In case I drop dead, my girlfriend has been instructed to come into my office and grab all the files out of the top drawer on the far right.  The drawer has a file card taped to the front with the words Feminine Hygiene.

Monday, May 7, 2012

Her Gift


     When my mother answers the phone, she is so joyful that it seems she has been waiting all her life for you to call.  Her “Hello,” is a song more than a greeting.  Just her “Hello” can cheer up your day.  My parents used to spend the winter in Florida before they moved there full time, and when they left Chicago I would spend the first few days mixing up their two phone numbers.  One day I dialed, and a woman answered with a pretty depressing, low energy “Hello?” and I immediately said, “You’re not my mother!”  She sighed, and then replied, “No, my children never call.”  Well, no wonder.
            My mother makes a point of showing everyone her very best self.  She is beautiful, and charming and kind.  I’ve seen her walk right up to a famous celebrity to chat, and after a few sentences, reach right up and adjust the woman’s blouse so her bra strap did not show. She treats everyone as if they were her childhood friends.
My mother is the woman who sees you trying on a dress in a department store and tells you how beautiful you look, and although you never have said this out loud, you wind up telling her that you think your neck looks too long.  But she says no, your neck is lovely, and she lends you her earrings so you can see that only someone with a long, lovely neck like yours could wear such large gold hoops.  And then she tells you that she just got the earrings on sale at Saks, and she still has the coupon for an extra ten percent off which she stuffs into your purse.  And so you buy the dress and walk over to Saks and your only regret is that you didn’t get her advice about shoes.

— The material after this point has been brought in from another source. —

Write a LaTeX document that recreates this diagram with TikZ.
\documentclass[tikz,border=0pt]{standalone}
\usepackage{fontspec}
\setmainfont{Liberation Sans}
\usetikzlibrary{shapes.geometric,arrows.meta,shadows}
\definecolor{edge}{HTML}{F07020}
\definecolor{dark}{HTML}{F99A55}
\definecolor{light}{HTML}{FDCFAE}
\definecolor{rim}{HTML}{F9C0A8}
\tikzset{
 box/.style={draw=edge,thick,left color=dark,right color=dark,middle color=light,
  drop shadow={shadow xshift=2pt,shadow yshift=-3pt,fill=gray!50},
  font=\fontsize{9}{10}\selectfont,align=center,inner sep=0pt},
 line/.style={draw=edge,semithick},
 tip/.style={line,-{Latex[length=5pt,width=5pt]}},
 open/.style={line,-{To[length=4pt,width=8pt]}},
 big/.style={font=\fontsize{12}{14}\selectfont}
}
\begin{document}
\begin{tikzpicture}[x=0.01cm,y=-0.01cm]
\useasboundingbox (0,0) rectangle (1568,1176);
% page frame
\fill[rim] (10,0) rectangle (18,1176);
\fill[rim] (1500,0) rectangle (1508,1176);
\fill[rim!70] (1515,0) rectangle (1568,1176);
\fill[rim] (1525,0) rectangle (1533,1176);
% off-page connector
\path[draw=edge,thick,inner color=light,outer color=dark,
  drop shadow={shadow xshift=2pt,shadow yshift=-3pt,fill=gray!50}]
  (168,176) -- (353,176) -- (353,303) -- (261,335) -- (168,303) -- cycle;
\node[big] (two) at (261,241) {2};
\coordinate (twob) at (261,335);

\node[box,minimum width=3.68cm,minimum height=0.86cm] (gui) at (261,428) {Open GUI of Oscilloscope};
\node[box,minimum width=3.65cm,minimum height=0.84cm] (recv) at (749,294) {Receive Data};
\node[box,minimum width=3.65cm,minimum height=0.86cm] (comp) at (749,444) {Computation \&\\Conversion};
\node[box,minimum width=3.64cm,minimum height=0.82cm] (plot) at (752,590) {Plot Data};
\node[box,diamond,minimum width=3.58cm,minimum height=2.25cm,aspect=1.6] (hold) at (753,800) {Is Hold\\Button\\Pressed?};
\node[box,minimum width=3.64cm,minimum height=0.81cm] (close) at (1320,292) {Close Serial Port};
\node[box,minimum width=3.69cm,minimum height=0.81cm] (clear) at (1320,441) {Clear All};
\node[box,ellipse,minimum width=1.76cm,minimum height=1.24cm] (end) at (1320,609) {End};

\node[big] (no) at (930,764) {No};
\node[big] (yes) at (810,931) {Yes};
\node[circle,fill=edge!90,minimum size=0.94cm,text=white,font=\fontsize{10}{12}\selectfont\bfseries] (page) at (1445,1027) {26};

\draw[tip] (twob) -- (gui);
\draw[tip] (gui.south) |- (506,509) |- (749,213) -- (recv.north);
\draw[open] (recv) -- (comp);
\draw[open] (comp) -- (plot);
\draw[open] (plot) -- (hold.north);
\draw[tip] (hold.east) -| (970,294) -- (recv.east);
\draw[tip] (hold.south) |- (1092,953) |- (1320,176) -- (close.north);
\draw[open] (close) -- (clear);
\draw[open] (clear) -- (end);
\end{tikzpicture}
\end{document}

My mother has charisma.  Not the fake charisma of high school cheerleaders or car salesmen—but real charisma, the kind I imagine JFK had, or Marilyn Monroe.  She has the kind of charisma that not only gets her what she wants, but makes everyone adore her in the process. She is beloved by the restaurant hostesses she hugs and kisses upon her arrival, and who always find her a table even on the busiest Saturday nights.  She is the one you ask to return the mascara you bought three months ago but just used last week and discovered makes your eyes itch, because she can charm even the nastiest salesperson.  She is a revered fundraiser for her favorite charities, because no one can ever say no.

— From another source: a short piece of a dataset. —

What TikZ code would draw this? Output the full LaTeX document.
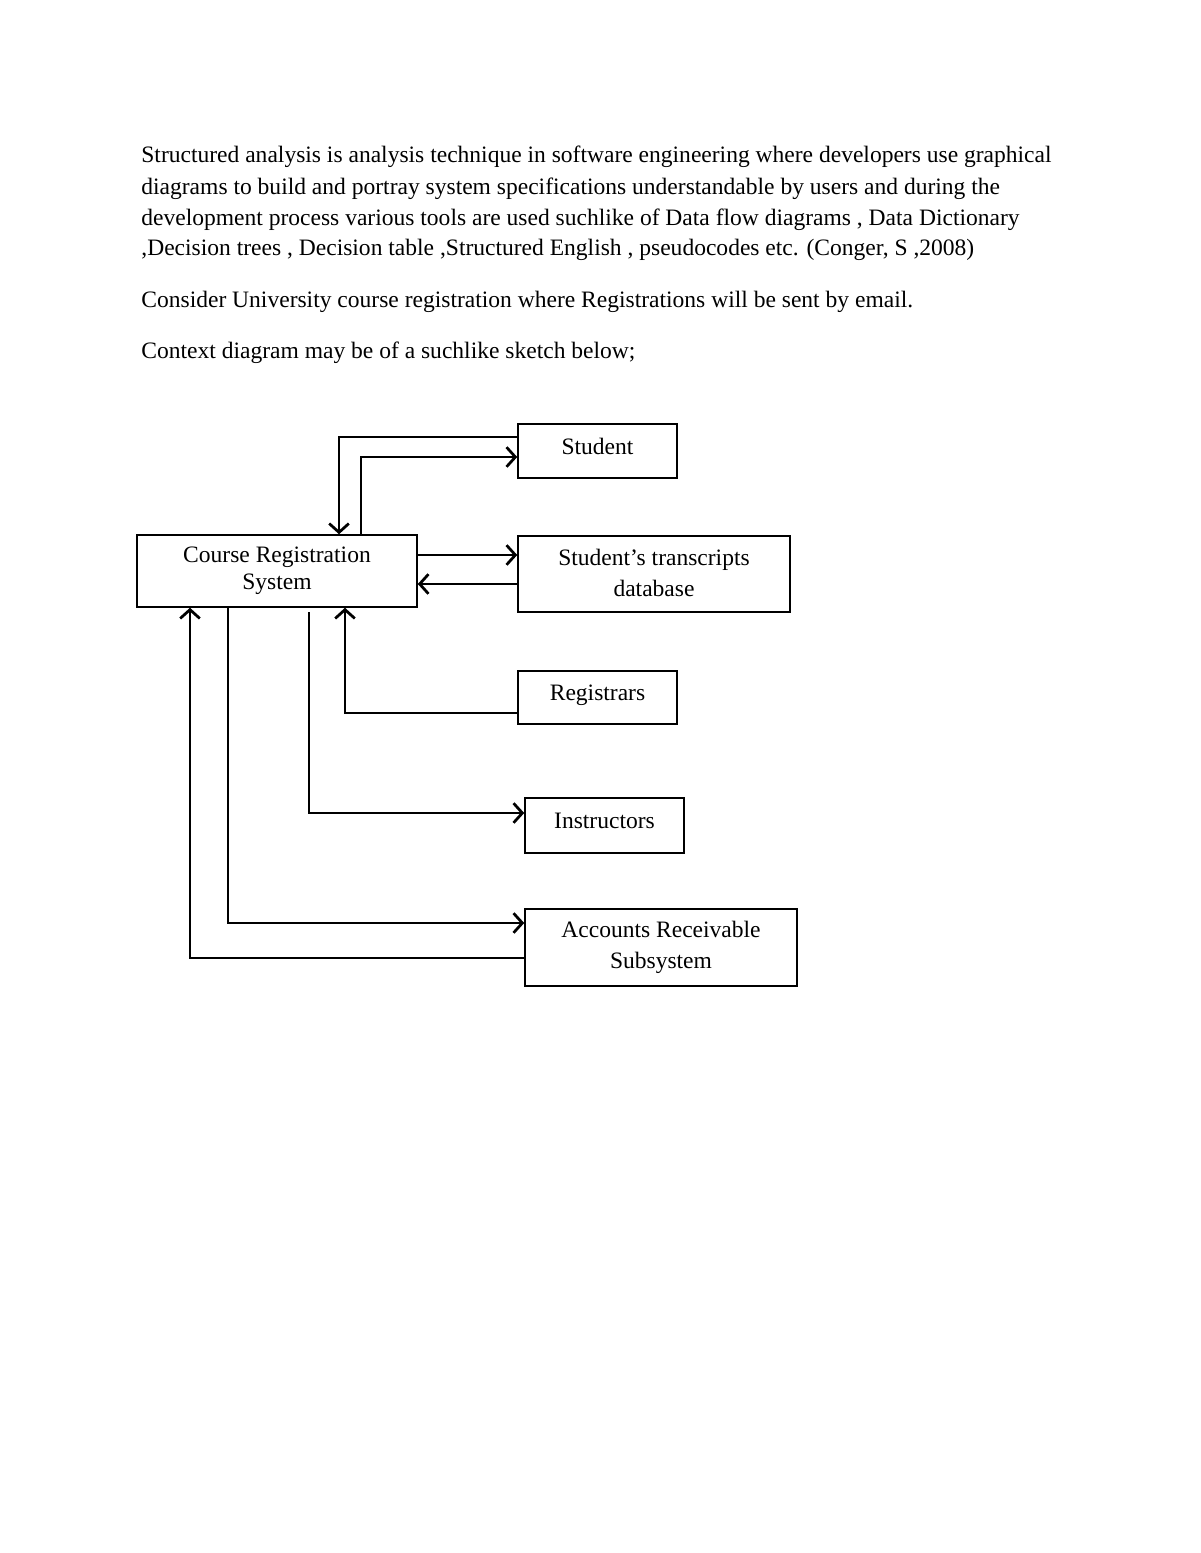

            At lunch with my friends, someone will often make a disparaging remark about her mother, and the rest of us will nod in agreement.  I once complained about my mother’s cooking and I was practically stoned.  “We love your mother!” they said like a Greek chorus.  And I learned that no one was interested in any of her faults.
            My girlfriends tell me how their mothers gossip about their sisters-in-laws, or how they criticize their children.  On the contrary, my mother thinks that everything we do is wonderful.  When I toilet trained my son and he finally made a “poop in the potty,” my mother paraded him around the house and cheered him like he was the King of England.  I had to remind her that is was in fact, poop, although I used a different word.
            I grew up surrounded by this kind of encouragement.  Of course as a teenager I knew that there were times my mother hated how I dressed, but she never said so.  If I asked her opinion she would say, “Oh, you look great, you look great!”  But I had decoded her secret language and knew that when she said it twice, she was trying to convince herself.  I would usually go upstairs to change.
     
            Being raised by such a mother makes a person shockingly well adjusted.  I have the self-esteem of someone who was loved early and often.  I do not spend much time worrying whether I am smart enough or pretty enough—I have always known that I am just right, thank you.  All I have to do is look in the mirror and see her face on my face, and I know.